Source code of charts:

►

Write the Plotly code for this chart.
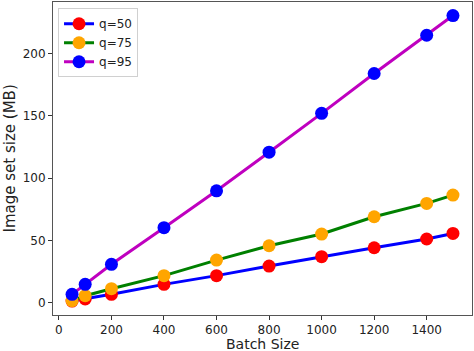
import plotly.graph_objects as go

batch = [50, 100, 200, 400, 600, 800, 1000, 1200, 1400, 1500]
q50 = [1.3, 3.0, 6.7, 14.7, 21.7, 29.4, 36.9, 44.1, 51.1, 55.6]
q75 = [1.6, 5.6, 11.2, 21.7, 34.2, 45.7, 55.1, 69.0, 79.7, 86.4]
q95 = [6.7, 14.7, 30.8, 60.2, 89.8, 120.8, 152.0, 184.0, 214.7, 230.5]
xticks = [0, 200, 400, 600, 800, 1000, 1200, 1400]
yticks = [0, 50, 100, 150, 200]

series = [
    ("q=50", q50, "#0000ff", "#ff0000"),
    ("q=75", q75, "#008000", "#ffa500"),
    ("q=95", q95, "#bf00bf", "#0000ff"),
]

fig = go.Figure()
for name, ys, lc, mc in series:
    fig.add_trace(go.Scatter(
        x=batch, y=ys, name=name, mode="lines+markers",
        line=dict(color=lc, width=3),
        marker=dict(color=mc, size=13, line=dict(width=0)),
    ))

font = dict(family="DejaVu Sans", size=12, color="#222")
fig.update_layout(
    width=474, height=351,
    margin=dict(l=53, r=2, t=2, b=36),
    paper_bgcolor="white", plot_bgcolor="white",
    font=font,
    showlegend=True,
    legend=dict(x=0.012, y=0.98, xanchor="left", yanchor="top",
                bordercolor="#d0d0d0", borderwidth=1, bgcolor="white",
                font=dict(family="DejaVu Sans", size=12, color="#222"),
                itemwidth=30, tracegroupgap=0),
    xaxis=dict(range=[-22.5, 1572.5], tickvals=xticks, ticks="outside",
               ticklen=4, tickcolor="#333", showgrid=False, zeroline=False,
               showline=True, linecolor="#555", linewidth=1, mirror=True),
    yaxis=dict(range=[-9.9, 241.4], tickvals=yticks, ticks="outside",
               ticklen=4, tickcolor="#333", showgrid=False, zeroline=False,
               showline=True, linecolor="#555", linewidth=1, mirror=True),
    annotations=[
        dict(text="Batch Size", xref="paper", yref="paper", x=0.5, y=0,
             yshift=-19, xanchor="center", yanchor="top", showarrow=False,
             font=dict(family="DejaVu Sans", size=14, color="#222")),
        dict(text="Image set size (MB)", xref="paper", yref="paper", x=0,
             y=0.5, xshift=-44, xanchor="center", yanchor="middle",
             textangle=-90, showarrow=False,
             font=dict(family="DejaVu Sans", size=15, color="#222")),
    ],
)
fig.write_html("out.html")
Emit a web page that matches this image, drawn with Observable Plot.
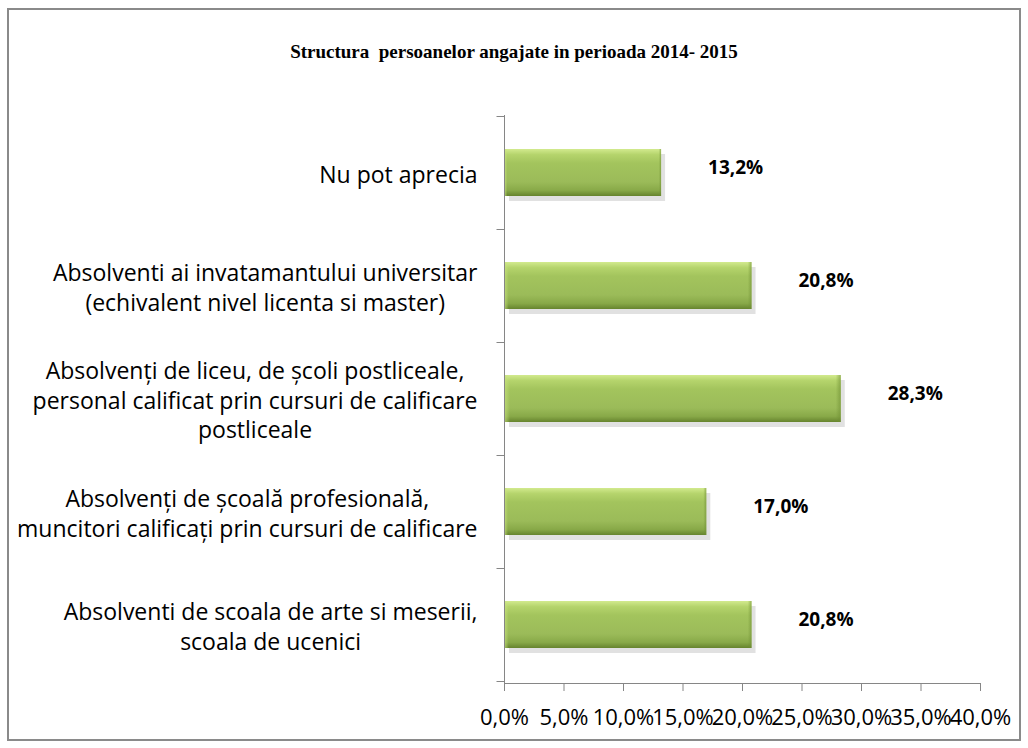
<!DOCTYPE html>
<html>
<head>
<meta charset="utf-8">
<script src="https://cdn.jsdelivr.net/npm/d3@7"></script>
<script src="https://cdn.jsdelivr.net/npm/@observablehq/plot@0.6"></script>
<style>
  html, body { margin: 0; padding: 0; background: #fff; }
  #wrap { position: relative; width: 1028px; height: 748px; overflow: hidden; }
  #border { position: absolute; left: 7px; top: 8px; width: 1014px; height: 733px; box-sizing: border-box; border: 2px solid #8a8a8a; }
  #title { position: absolute; left: 0; top: 41px; width: 1028px; text-align: center;
           font: bold 19px "Liberation Serif", "Times New Roman", serif; white-space: pre; color: #000; }
  #chart { position: absolute; left: 0; top: 0; }
</style>
</head>
<body>
<div id="wrap">
  <div id="border"></div>
  <div id="title"></div>
  <div id="chart"></div>
</div>
<script>
const titleText = "Structura  persoanelor angajate in perioada 2014- 2015";
const categories = [
  "Nu pot aprecia",
  "Absolventi ai invatamantului universitar\n(echivalent nivel licenta si master)",
  "Absolvenți de liceu, de școli postliceale,\npersonal calificat prin cursuri de calificare\npostliceale",
  "Absolvenți de școală profesională,\nmuncitori calificați prin cursuri de calificare",
  "Absolventi de scoala de arte si meserii,\nscoala de ucenici"
];
const values = [13.2, 20.8, 28.3, 17.0, 20.8];
const xTicks = [0, 5, 10, 15, 20, 25, 30, 35, 40];

document.getElementById("title").textContent = titleText;

const rows = categories.map((cat, i) => ({cat, value: values[i]}));
const fmt = d => d.toFixed(1).replace(".", ",") + "%";

const labelFont = "'Open Sans'";
const labelSize = 23;
const canvas = document.createElement("canvas");
const ctx = canvas.getContext("2d");
ctx.font = `${labelSize}px ${labelFont}`;
const blockWidth = c => Math.max(...c.split("\n").map(l => ctx.measureText(l).width));

function yBoundaryTicks(index, scales, values, dims) {
  const y = scales.y;
  let bw = y.bandwidth;
  if (typeof bw === "function") bw = bw();
  bw = bw || 0;
  const centers = categories.map(c => y(c) + bw / 2);
  const step = centers[1] - centers[0];
  const bounds = [centers[0] - step / 2, ...centers.map(c => c + step / 2)];
  const x0 = dims.marginLeft + 0.5;
  const g = d3.create("svg:g").attr("stroke", "#868686").attr("stroke-width", 1);
  for (const b of bounds) {
    const yy = Math.round(b) + 0.5;
    g.append("line").attr("x1", x0 - 8).attr("x2", x0).attr("y1", yy).attr("y2", yy);
  }
  return g.node();
}

const labelMarks = categories.map(c => Plot.text([c], {
  y: d => d, text: d => d, frameAnchor: "left", textAnchor: "middle",
  dx: -27 - blockWidth(c) / 2, fontSize: labelSize, lineHeight: 1.3, fill: "#000"
}));

const chart = Plot.plot({
  width: 1028, height: 748,
  marginTop: 115, marginBottom: 65, marginLeft: 504, marginRight: 48,
  style: {fontFamily: labelFont, background: "transparent", overflow: "visible", color: "#000"},
  x: {domain: [0, 40], axis: null},
  y: {domain: categories, paddingInner: 0.58, paddingOuter: 0.29, axis: null},
  marks: [
    Plot.barX(rows, {y: "cat", x: "value", fill: "#d4d4d4", fillOpacity: 0.7, dx: 4, dy: 5, insetLeft: 1}),
    Plot.barX(rows, {y: "cat", x: "value", fill: "url(#barGrad)", insetLeft: 1}),
    Plot.barX(rows, {y: "cat", x: "value", fill: "url(#barEdge)", insetLeft: 1}),
    Plot.text(rows, {y: "cat", x: "value", text: d => fmt(d.value), dx: 74, dy: -5,
      fontWeight: "bold", fontSize: 19, fill: "#000"}),
    Plot.frame({anchor: "left", stroke: "#868686"}),
    Plot.frame({anchor: "bottom", stroke: "#868686"}),
    Plot.axisX({ticks: xTicks, tickFormat: fmt, tickSize: 8, tickPadding: 18, fontSize: 22,
      color: "#000", stroke: "#868686", label: null}),
    yBoundaryTicks,
    ...labelMarks
  ]
});

const svg = d3.select(chart);
const defs = svg.insert("defs", ":first-child");
const g1 = defs.append("linearGradient").attr("id", "barGrad").attr("x1", 0).attr("y1", 0).attr("x2", 0).attr("y2", 1);
[[0, "#d2ea8e"], [0.12, "#b5d46c"], [0.3, "#a3c45d"], [0.7, "#9bbb59"], [0.88, "#88a948"], [1, "#66842e"]]
  .forEach(([o, c]) => g1.append("stop").attr("offset", o).attr("stop-color", c));
const g2 = defs.append("linearGradient").attr("id", "barEdge").attr("x1", 0).attr("y1", 0).attr("x2", 1).attr("y2", 0);
[[0, "#c8e37f", 0.6], [0.015, "#c8e37f", 0], [0.985, "#6f8f33", 0], [1, "#6f8f33", 0.6]]
  .forEach(([o, c, op]) => g2.append("stop").attr("offset", o).attr("stop-color", c).attr("stop-opacity", op));

document.getElementById("chart").appendChild(chart);
</script>
</body>
</html>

◄

## The exercise
Omit every picture, then repeat the remaining data exactly as it appears above.

## Task answer
Write the Plotly code for this chart.
import plotly.graph_objects as go

batch = [50, 100, 200, 400, 600, 800, 1000, 1200, 1400, 1500]
q50 = [1.3, 3.0, 6.7, 14.7, 21.7, 29.4, 36.9, 44.1, 51.1, 55.6]
q75 = [1.6, 5.6, 11.2, 21.7, 34.2, 45.7, 55.1, 69.0, 79.7, 86.4]
q95 = [6.7, 14.7, 30.8, 60.2, 89.8, 120.8, 152.0, 184.0, 214.7, 230.5]
xticks = [0, 200, 400, 600, 800, 1000, 1200, 1400]
yticks = [0, 50, 100, 150, 200]

series = [
    ("q=50", q50, "#0000ff", "#ff0000"),
    ("q=75", q75, "#008000", "#ffa500"),
    ("q=95", q95, "#bf00bf", "#0000ff"),
]

fig = go.Figure()
for name, ys, lc, mc in series:
    fig.add_trace(go.Scatter(
        x=batch, y=ys, name=name, mode="lines+markers",
        line=dict(color=lc, width=3),
        marker=dict(color=mc, size=13, line=dict(width=0)),
    ))

font = dict(family="DejaVu Sans", size=12, color="#222")
fig.update_layout(
    width=474, height=351,
    margin=dict(l=53, r=2, t=2, b=36),
    paper_bgcolor="white", plot_bgcolor="white",
    font=font,
    showlegend=True,
    legend=dict(x=0.012, y=0.98, xanchor="left", yanchor="top",
                bordercolor="#d0d0d0", borderwidth=1, bgcolor="white",
                font=dict(family="DejaVu Sans", size=12, color="#222"),
                itemwidth=30, tracegroupgap=0),
    xaxis=dict(range=[-22.5, 1572.5], tickvals=xticks, ticks="outside",
               ticklen=4, tickcolor="#333", showgrid=False, zeroline=False,
               showline=True, linecolor="#555", linewidth=1, mirror=True),
    yaxis=dict(range=[-9.9, 241.4], tickvals=yticks, ticks="outside",
               ticklen=4, tickcolor="#333", showgrid=False, zeroline=False,
               showline=True, linecolor="#555", linewidth=1, mirror=True),
    annotations=[
        dict(text="Batch Size", xref="paper", yref="paper", x=0.5, y=0,
             yshift=-19, xanchor="center", yanchor="top", showarrow=False,
             font=dict(family="DejaVu Sans", size=14, color="#222")),
        dict(text="Image set size (MB)", xref="paper", yref="paper", x=0,
             y=0.5, xshift=-44, xanchor="center", yanchor="middle",
             textangle=-90, showarrow=False,
             font=dict(family="DejaVu Sans", size=15, color="#222")),
    ],
)
fig.write_html("out.html")
Emit a web page that matches this image, drawn with Observable Plot.
<!DOCTYPE html>
<html>
<head>
<meta charset="utf-8">
<script src="https://cdn.jsdelivr.net/npm/d3@7"></script>
<script src="https://cdn.jsdelivr.net/npm/@observablehq/plot@0.6"></script>
<style>
  html, body { margin: 0; padding: 0; background: #fff; }
  #wrap { position: relative; width: 1028px; height: 748px; overflow: hidden; }
  #border { position: absolute; left: 7px; top: 8px; width: 1014px; height: 733px; box-sizing: border-box; border: 2px solid #8a8a8a; }
  #title { position: absolute; left: 0; top: 41px; width: 1028px; text-align: center;
           font: bold 19px "Liberation Serif", "Times New Roman", serif; white-space: pre; color: #000; }
  #chart { position: absolute; left: 0; top: 0; }
</style>
</head>
<body>
<div id="wrap">
  <div id="border"></div>
  <div id="title"></div>
  <div id="chart"></div>
</div>
<script>
const titleText = "Structura  persoanelor angajate in perioada 2014- 2015";
const categories = [
  "Nu pot aprecia",
  "Absolventi ai invatamantului universitar\n(echivalent nivel licenta si master)",
  "Absolvenți de liceu, de școli postliceale,\npersonal calificat prin cursuri de calificare\npostliceale",
  "Absolvenți de școală profesională,\nmuncitori calificați prin cursuri de calificare",
  "Absolventi de scoala de arte si meserii,\nscoala de ucenici"
];
const values = [13.2, 20.8, 28.3, 17.0, 20.8];
const xTicks = [0, 5, 10, 15, 20, 25, 30, 35, 40];

document.getElementById("title").textContent = titleText;

const rows = categories.map((cat, i) => ({cat, value: values[i]}));
const fmt = d => d.toFixed(1).replace(".", ",") + "%";

const labelFont = "'Open Sans'";
const labelSize = 23;
const canvas = document.createElement("canvas");
const ctx = canvas.getContext("2d");
ctx.font = `${labelSize}px ${labelFont}`;
const blockWidth = c => Math.max(...c.split("\n").map(l => ctx.measureText(l).width));

function yBoundaryTicks(index, scales, values, dims) {
  const y = scales.y;
  let bw = y.bandwidth;
  if (typeof bw === "function") bw = bw();
  bw = bw || 0;
  const centers = categories.map(c => y(c) + bw / 2);
  const step = centers[1] - centers[0];
  const bounds = [centers[0] - step / 2, ...centers.map(c => c + step / 2)];
  const x0 = dims.marginLeft + 0.5;
  const g = d3.create("svg:g").attr("stroke", "#868686").attr("stroke-width", 1);
  for (const b of bounds) {
    const yy = Math.round(b) + 0.5;
    g.append("line").attr("x1", x0 - 8).attr("x2", x0).attr("y1", yy).attr("y2", yy);
  }
  return g.node();
}

const labelMarks = categories.map(c => Plot.text([c], {
  y: d => d, text: d => d, frameAnchor: "left", textAnchor: "middle",
  dx: -27 - blockWidth(c) / 2, fontSize: labelSize, lineHeight: 1.3, fill: "#000"
}));

const chart = Plot.plot({
  width: 1028, height: 748,
  marginTop: 115, marginBottom: 65, marginLeft: 504, marginRight: 48,
  style: {fontFamily: labelFont, background: "transparent", overflow: "visible", color: "#000"},
  x: {domain: [0, 40], axis: null},
  y: {domain: categories, paddingInner: 0.58, paddingOuter: 0.29, axis: null},
  marks: [
    Plot.barX(rows, {y: "cat", x: "value", fill: "#d4d4d4", fillOpacity: 0.7, dx: 4, dy: 5, insetLeft: 1}),
    Plot.barX(rows, {y: "cat", x: "value", fill: "url(#barGrad)", insetLeft: 1}),
    Plot.barX(rows, {y: "cat", x: "value", fill: "url(#barEdge)", insetLeft: 1}),
    Plot.text(rows, {y: "cat", x: "value", text: d => fmt(d.value), dx: 74, dy: -5,
      fontWeight: "bold", fontSize: 19, fill: "#000"}),
    Plot.frame({anchor: "left", stroke: "#868686"}),
    Plot.frame({anchor: "bottom", stroke: "#868686"}),
    Plot.axisX({ticks: xTicks, tickFormat: fmt, tickSize: 8, tickPadding: 18, fontSize: 22,
      color: "#000", stroke: "#868686", label: null}),
    yBoundaryTicks,
    ...labelMarks
  ]
});

const svg = d3.select(chart);
const defs = svg.insert("defs", ":first-child");
const g1 = defs.append("linearGradient").attr("id", "barGrad").attr("x1", 0).attr("y1", 0).attr("x2", 0).attr("y2", 1);
[[0, "#d2ea8e"], [0.12, "#b5d46c"], [0.3, "#a3c45d"], [0.7, "#9bbb59"], [0.88, "#88a948"], [1, "#66842e"]]
  .forEach(([o, c]) => g1.append("stop").attr("offset", o).attr("stop-color", c));
const g2 = defs.append("linearGradient").attr("id", "barEdge").attr("x1", 0).attr("y1", 0).attr("x2", 1).attr("y2", 0);
[[0, "#c8e37f", 0.6], [0.015, "#c8e37f", 0], [0.985, "#6f8f33", 0], [1, "#6f8f33", 0.6]]
  .forEach(([o, c, op]) => g2.append("stop").attr("offset", o).attr("stop-color", c).attr("stop-opacity", op));

document.getElementById("chart").appendChild(chart);
</script>
</body>
</html>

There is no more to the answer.